Re: Posix Pangrams (#97)

phrogz · October 6, 2006, 7:08pm

From: Jamie M. [mailto:[email protected]]

(There’s no joy in trying to parse/string HTML.)
Sure there is.

require ‘rubygems’; require ‘hpricot’; require ‘open-uri’
doc = Hpricot(open(‘http://www.unix.org/version3/apis/cu.html’))
puts (doc/“p.tent/i”).map{|i|i.inner_html}

Hpricot makes HTML scraping fun again (no, really!).

I copy/pasted the rows from the table and did it like this:
puts <<ENDS.scan( /([^<]+)/ ).flatten.join( ’ ’ )
#HTML HERE
ENDS

Actually…I can’t get Hpricot to install to test your code (gem server
seems to be down) but doesn’t that grab way more information than you
wanted from the table? The table headers and all columns, too?

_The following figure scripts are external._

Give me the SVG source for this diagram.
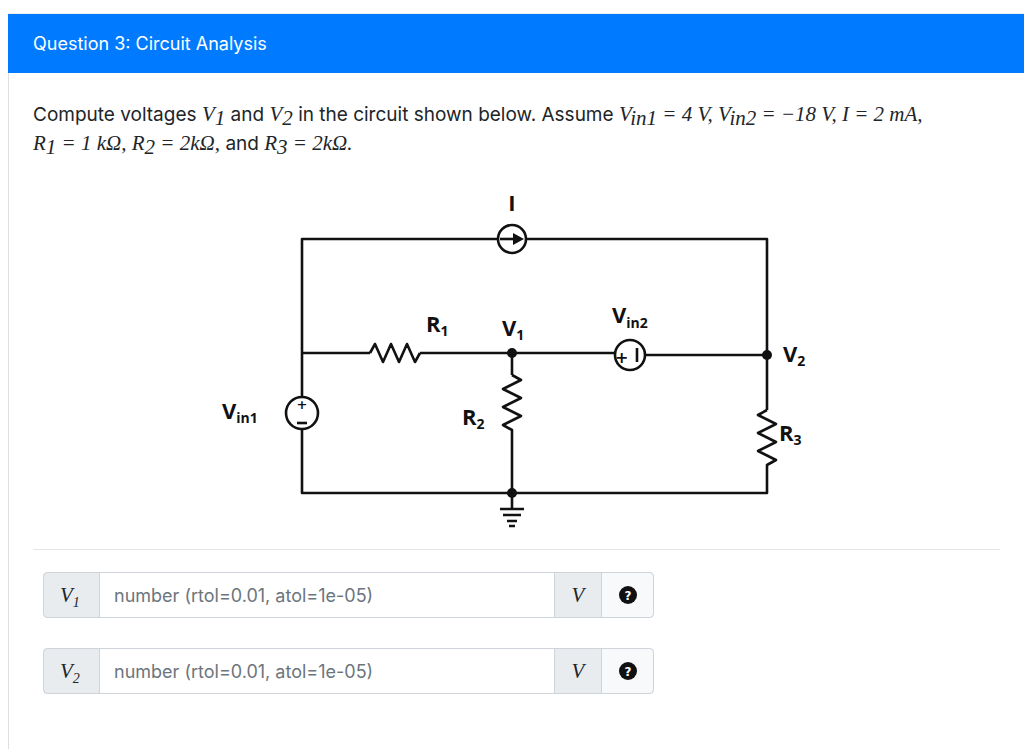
<svg xmlns="http://www.w3.org/2000/svg" width="1024" height="749" viewBox="0 0 1024 749">
<style>
.w{fill:none;stroke:#111;stroke-width:2.6;stroke-linejoin:round}
.lb{font-family:"Open Sans","DejaVu Sans",sans-serif;font-weight:bold;font-size:22px;fill:#111}
.sb{font-size:14px}
.t{font-family:Inter,"Liberation Sans",sans-serif;font-size:19px;fill:#212529}
.m{font-family:"Liberation Serif",serif;font-style:italic;font-size:21px;fill:#212529}
.ph{font-family:Inter,"Liberation Sans",sans-serif;font-size:18px;fill:#6c757d}
.box{fill:#e9ecef;stroke:#ced4da}
</style>
<rect width="1024" height="749" fill="#fff"/>
<rect x="8.5" y="14" width="1020" height="740" fill="#fff" stroke="#dfdfdf"/>
<rect x="8" y="14" width="1016" height="59" fill="#007bff"/>
<text x="33" y="50" font-family="Inter,'Liberation Sans',sans-serif" font-size="18" fill="#fff">Question 3: Circuit Analysis</text>
<text class="t" x="33" y="121">Compute voltages <tspan class="m">V</tspan><tspan class="m" font-size="13" dy="4">1</tspan><tspan dy="-4"> and </tspan><tspan class="m">V</tspan><tspan class="m" font-size="13" dy="4">2</tspan><tspan dy="-4"> in the circuit shown below. Assume </tspan><tspan class="m">V</tspan><tspan class="m" font-size="14" dy="4">in1</tspan><tspan class="m" dy="-4"> = 4 V, V</tspan><tspan class="m" font-size="14" dy="4">in2</tspan><tspan class="m" dy="-4"> = −18 V, I = 2 mA,</tspan></text>
<text class="t" x="33" y="150"><tspan class="m">R</tspan><tspan class="m" font-size="13" dy="4">1</tspan><tspan class="m" dy="-4"> = 1 kΩ, R</tspan><tspan class="m" font-size="13" dy="4">2</tspan><tspan class="m" dy="-4"> = 2kΩ,</tspan> and <tspan class="m">R</tspan><tspan class="m" font-size="13" dy="4">3</tspan><tspan class="m" dy="-4"> = 2kΩ.</tspan></text>
<g id="connectors">
<path class="w" d="M302 353 V239 H498 M526 239 H767 V410 M767 470 V493 H302 V429 M302 397 V353 H370 M420 353 H512 M512 353 V375 M512 440 V493 M512 353 H615 M645 355 H767 M512 493 V508"/>
</g>
<g id="R1"><path class="w" d="M370 353 l5 -9 l8 18 l8 -18 l8 18 l8 -18 l8 18 l5 -9"/><text class="lb" x="426" y="332">R<tspan class="sb" dy="4">1</tspan></text></g>
<g id="R2"><path class="w" d="M512 375 l9 5 l-18 9 l18 9 l-18 9 l18 9 l-18 9 l9 5 V440"/><text class="lb" x="462" y="425">R<tspan class="sb" dy="4">2</tspan></text></g>
<g id="R3"><path class="w" d="M767 410 l-9 5 l18 9 l-18 9 l18 9 l-18 9 l18 9 l-9 5 V470"/><text class="lb" x="779" y="441">R<tspan class="sb" dy="4">3</tspan></text></g>
<g id="I"><circle class="w" cx="512" cy="239" r="14"/><path d="M500 239 H515" class="w"/><path d="M524 239 l-11 -6 v12z" fill="#111"/><text class="lb" x="512" y="211" text-anchor="middle">I</text></g>
<g id="Vin2"><circle class="w" cx="630" cy="355" r="15"/><text x="615" y="363" font-family="'DejaVu Sans',sans-serif" font-weight="bold" font-size="16" fill="#111">+</text><path class="w" d="M637 348 V362"/><text class="lb" x="612" y="323">V<tspan class="sb" dy="5">in2</tspan></text></g>
<g id="Vin1"><circle class="w" cx="302" cy="413" r="16"/><text x="302" y="409" text-anchor="middle" font-family="'DejaVu Sans',sans-serif" font-weight="bold" font-size="13" fill="#111">+</text><path class="w" d="M297 423 H307"/><text class="lb" x="222" y="419">V<tspan class="sb" dy="4">in1</tspan></text></g>
<g id="V1"><circle cx="512" cy="353" r="5" fill="#111"/><text class="lb" x="502" y="336">V<tspan class="sb" dy="4">1</tspan></text></g>
<g id="V2"><circle cx="767" cy="355" r="5" fill="#111"/><text class="lb" x="783" y="362">V<tspan class="sb" dy="4">2</tspan></text></g>
<g id="gnd"><circle cx="512" cy="493" r="5" fill="#111"/><path class="w" d="M500 509 H524 M503 515 H521 M507 521 H517 M509 526 H515"/></g>
<path d="M33 549.5 H1000" stroke="#e5e5e5"/>
<g id="in1">
<rect x="43.5" y="572.5" width="610" height="45" rx="4" fill="#fff" stroke="#ced4da"/>
<path class="box" d="M47.5 572.5 H99.5 V617.5 H47.5 a4 4 0 0 1 -4 -4 V576.5 a4 4 0 0 1 4 -4z"/>
<rect class="box" x="554.5" y="572.5" width="47" height="45"/>
<path d="M601.5 572.5 H649.5 a4 4 0 0 1 4 4 V613.5 a4 4 0 0 1 -4 4 H601.5z" fill="#f8f9fa" stroke="#ced4da"/>
<text class="m" x="60" y="602">V<tspan font-size="14" dy="5">1</tspan></text>
<text class="ph" x="114" y="602">number (rtol=0.01, atol=1e-05)</text>
<text class="m" x="578" y="602" text-anchor="middle">V</text>
<circle cx="628" cy="595" r="9" fill="#111"/><text x="628" y="600" text-anchor="middle" font-family="'DejaVu Sans',sans-serif" font-weight="bold" font-size="12" fill="#fff">?</text>
</g>
<g id="in2">
<rect x="43.5" y="648.5" width="610" height="45" rx="4" fill="#fff" stroke="#ced4da"/>
<path class="box" d="M47.5 648.5 H99.5 V693.5 H47.5 a4 4 0 0 1 -4 -4 V652.5 a4 4 0 0 1 4 -4z"/>
<rect class="box" x="554.5" y="648.5" width="47" height="45"/>
<path d="M601.5 648.5 H649.5 a4 4 0 0 1 4 4 V689.5 a4 4 0 0 1 -4 4 H601.5z" fill="#f8f9fa" stroke="#ced4da"/>
<text class="m" x="60" y="678">V<tspan font-size="14" dy="5">2</tspan></text>
<text class="ph" x="114" y="678">number (rtol=0.01, atol=1e-05)</text>
<text class="m" x="578" y="678" text-anchor="middle">V</text>
<circle cx="628" cy="671" r="9" fill="#111"/><text x="628" y="676" text-anchor="middle" font-family="'DejaVu Sans',sans-serif" font-weight="bold" font-size="12" fill="#fff">?</text>
</g>
</svg>
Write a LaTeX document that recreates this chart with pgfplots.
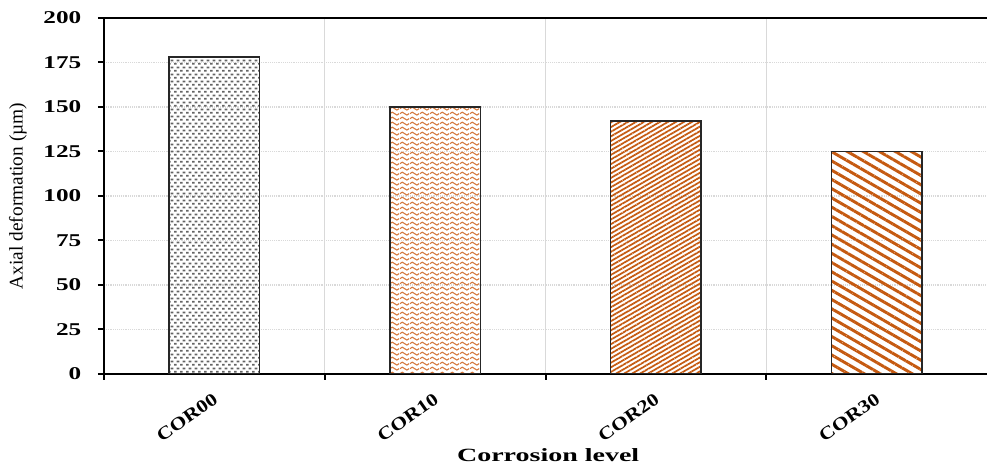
\documentclass[border=0pt]{standalone}
\usepackage{fontspec}
\setmainfont{Liberation Serif}
\newfontfamily\tickfont{Liberation Serif}[FakeStretch=1.4]
\newfontfamily\xlabfont{Liberation Serif}[FakeStretch=1.5]
\newfontfamily\xtickfont{Liberation Serif}[FakeStretch=1.2]
\usepackage{pgfplots}
\pgfplotsset{compat=1.18}
\usetikzlibrary{patterns.meta}

\definecolor{barorange}{RGB}{197,90,17}
\definecolor{lightorange}{RGB}{214,120,60}
\definecolor{dotgray}{RGB}{100,100,100}
\definecolor{gridgray}{RGB}{217,217,217}

% small staggered dashes (COR00)
\tikzdeclarepattern{
  name=confetti,
  type=uncolored,
  bounding box={(0,0) and (4.5pt,5pt)},
  tile size={(4.5pt,5pt)},
  code={
    \fill (0.1pt,0.3pt) rectangle (2.3pt,1.7pt);
    \fill (2.35pt,2.8pt) rectangle (4.55pt,4.2pt);
  }
}
% waves (COR10)
\tikzdeclarepattern{
  name=waves,
  type=uncolored,
  bounding box={(0,0) and (7.5pt,4pt)},
  tile size={(7.5pt,4pt)},
  code={
    \draw[line width=0.9pt] (0,2pt) sin (1.875pt,3.2pt) cos (3.75pt,2pt)
      sin (5.625pt,0.8pt) cos (7.5pt,2pt);
  }
}

\begin{document}
\begin{tikzpicture}
  \begin{axis}[
    scale only axis,
    width=662.25pt, height=267pt,
    axis lines=left,
    axis line style={-, line width=1.8pt},
    tick align=outside,
    major tick length=4.5pt,
    tick style={black, line width=1.5pt},
    xmin=-0.5, xmax=3.5,
    ymin=0, ymax=200,
    ytick={0,25,...,200},
    xtick={-0.5,0.5,1.5,2.5},
    xticklabels={},
    extra x ticks={0,1,2,3},
    extra x tick labels={COR00,COR10,COR20,COR30},
    extra x tick style={major tick length=0pt, grid=none},
    xmajorgrids, ymajorgrids,
    x grid style={gridgray, line width=0.8pt},
    y grid style={gridgray, densely dotted, line width=0.9pt},
    /pgf/number format/assume math mode=true,
    yticklabel style={font=\tickfont\bfseries\fontsize{13.5}{13.5}\selectfont, anchor=east, xshift=-9pt},
    xticklabel style={font=\xtickfont\bfseries\fontsize{13.5}{13.5}\selectfont, rotate=35, anchor=north east, yshift=-7pt, xshift=-6pt},
    ylabel={Axial deformation (µm)},
    every axis y label/.style={at={(axis description cs:-0.0974,0.5)}, rotate=90, anchor=center,
      font=\fontsize{14.5}{14.5}\selectfont},
    xlabel={Corrosion level},
    every axis x label/.style={at={(axis description cs:0.503,0)}, yshift=-61pt, anchor=center,
      font=\xlabfont\bfseries\fontsize{14}{14}\selectfont},
    ybar,
    bar width=0.41,
  ]
    \addplot[bar shift=0pt, draw=black!85, line width=1.3pt, pattern={confetti}, pattern color=dotgray]
      coordinates {(0,178)};
    \addplot[bar shift=0pt, draw=black!85, line width=1.3pt, pattern={waves}, pattern color=lightorange]
      coordinates {(1,150)};
    \addplot[bar shift=0pt, draw=black!85, line width=1.3pt,
      pattern={Lines[angle=30, distance=3pt, line width=1.3pt]}, pattern color=barorange]
      coordinates {(2,142)};
    \addplot[bar shift=0pt, draw=black!85, line width=1.3pt,
      pattern={Lines[angle=-30, distance=6pt, line width=2.2pt]}, pattern color=barorange]
      coordinates {(3,125)};
    \draw[line width=1.5pt] (rel axis cs:0,1) -- (rel axis cs:1,1);
  \end{axis}
  \pgfresetboundingbox
  \path (-78pt,-69pt) rectangle (662.25pt,280.5pt);
\end{tikzpicture}
\end{document}
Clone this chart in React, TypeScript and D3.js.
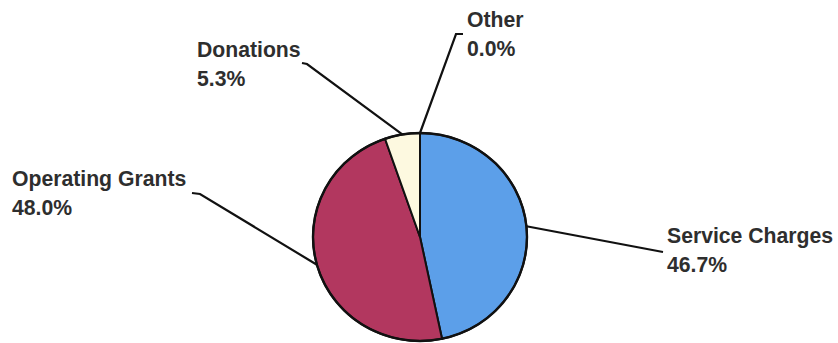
import React from "react";
import * as d3 from "d3";

// Revenue sources and their shares (percent)
const categories = ["Service Charges", "Operating Grants", "Donations", "Other"];
const shares = [46.7, 48.0, 5.3, 0.0];
const sliceColors = ["#5c9fe9", "#b2375f", "#fdf9e0", "#dddddd"];

// Label layout: text anchor (x, first baseline) and the leader line's elbow near the text
const labelLayout = [
  { x: 667, y: 243, elbow: [[663, 252]] },
  { x: 12, y: 186, elbow: [[192, 193], [200, 194]] },
  { x: 197, y: 57, elbow: [[302, 63], [307, 64]] },
  { x: 467, y: 27, elbow: [[463, 34], [456, 34]] },
];

const W = 838;
const H = 343;
const cx = 420;
const cy = 237;
const rx = 107;
const ry = 104;
const lineGap = 29;

export default function App() {
  const pie = d3
    .pie<number>()
    .sort(null)
    .value((d) => d)
    .startAngle(0)
    .endAngle(2 * Math.PI);
  const slices = pie(shares);
  const arc = d3.arc<d3.PieArcDatum<number>>().innerRadius(0).outerRadius(rx);
  const fmt = d3.format(".1f");

  // point on the (slightly flattened) pie rim at a given angle
  const rim = (a: number): [number, number] => [
    cx + rx * Math.sin(a),
    cy - ry * Math.cos(a),
  ];

  const line = d3.line();

  return (
    <svg
      width={W}
      height={H}
      style={{ position: "absolute", left: 0, top: 0, background: "#fff" }}
    >
      <g transform={`translate(${cx},${cy}) scale(1,${ry / rx})`}>
        {slices.map((s, i) => (
          <path
            key={categories[i]}
            d={arc(s) || ""}
            fill={sliceColors[i]}
            stroke="#111"
            strokeWidth={2}
            vectorEffect="non-scaling-stroke"
          />
        ))}
        <ellipse
          cx={0}
          cy={0}
          rx={rx}
          ry={rx}
          fill="none"
          stroke="#111"
          strokeWidth={2.4}
          vectorEffect="non-scaling-stroke"
        />
      </g>
      {slices.map((s, i) => {
        const mid = (s.startAngle + s.endAngle) / 2;
        const pts = [...labelLayout[i].elbow, rim(mid)] as [number, number][];
        return (
          <path
            key={"leader-" + categories[i]}
            d={line(pts) || ""}
            fill="none"
            stroke="#111"
            strokeWidth={2.2}
          />
        );
      })}
      {slices.map((s, i) => (
        <text
          key={"label-" + categories[i]}
          x={labelLayout[i].x}
          y={labelLayout[i].y}
          fontFamily="'Liberation Sans', Arial, sans-serif"
          fontWeight="bold"
          fontSize={21.2}
          fill="#2e2e2e"
        >
          <tspan x={labelLayout[i].x}>{categories[i]}</tspan>
          <tspan x={labelLayout[i].x} dy={lineGap}>
            {fmt(shares[i])}%
          </tspan>
        </text>
      ))}
    </svg>
  );
}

phrogz · October 6, 2006, 7:41pm

On 10/6/06, Gavin K. [email protected] wrote:

From: Jamie M. [mailto:[email protected]]

require ‘rubygems’; require ‘hpricot’; require ‘open-uri’
doc = Hpricot(open(‘http://www.unix.org/version3/apis/cu.html’))
puts (doc/“p.tent/i”).map{|i|i.inner_html}

Actually…I can’t get Hpricot to install to test your code (gem server
seems to be down) but doesn’t that grab way more information than you
wanted from the table? The table headers and all columns, too?

I’m assuming the problems with the gem server are related to the
problems with RubyForge. Hopefully that will be resolved soon, I know
it’s being worked on.

Regarding your question: note the “/i” after “p.tent”.

Jacob F.

phrogz · October 6, 2006, 7:47pm

On 10/6/06, Gavin K. [email protected] wrote:

From: Jamie M. [mailto:[email protected]]

require ‘rubygems’; require ‘hpricot’; require ‘open-uri’
doc = Hpricot(open(‘http://www.unix.org/version3/apis/cu.html’))
puts (doc/“p.tent/i”).map{|i|i.inner_html}

Actually…I can’t get Hpricot to install to test your code (gem server
seems to be down) but doesn’t that grab way more information than you
wanted from the table? The table headers and all columns, too?

I am pulling the entire html file down, but by dividing the Hpricot
instance I’m essentially asking it to give me all the tags that
are inside a

with the tent class. Given the content of the file I
could probably just do doc/“i” but it would also grab the ‘opt’ from
the definition list up top.

My code does give the same output as yours, excepting that since I’m
putsing the array rather than joining I get one command per line.

Jamie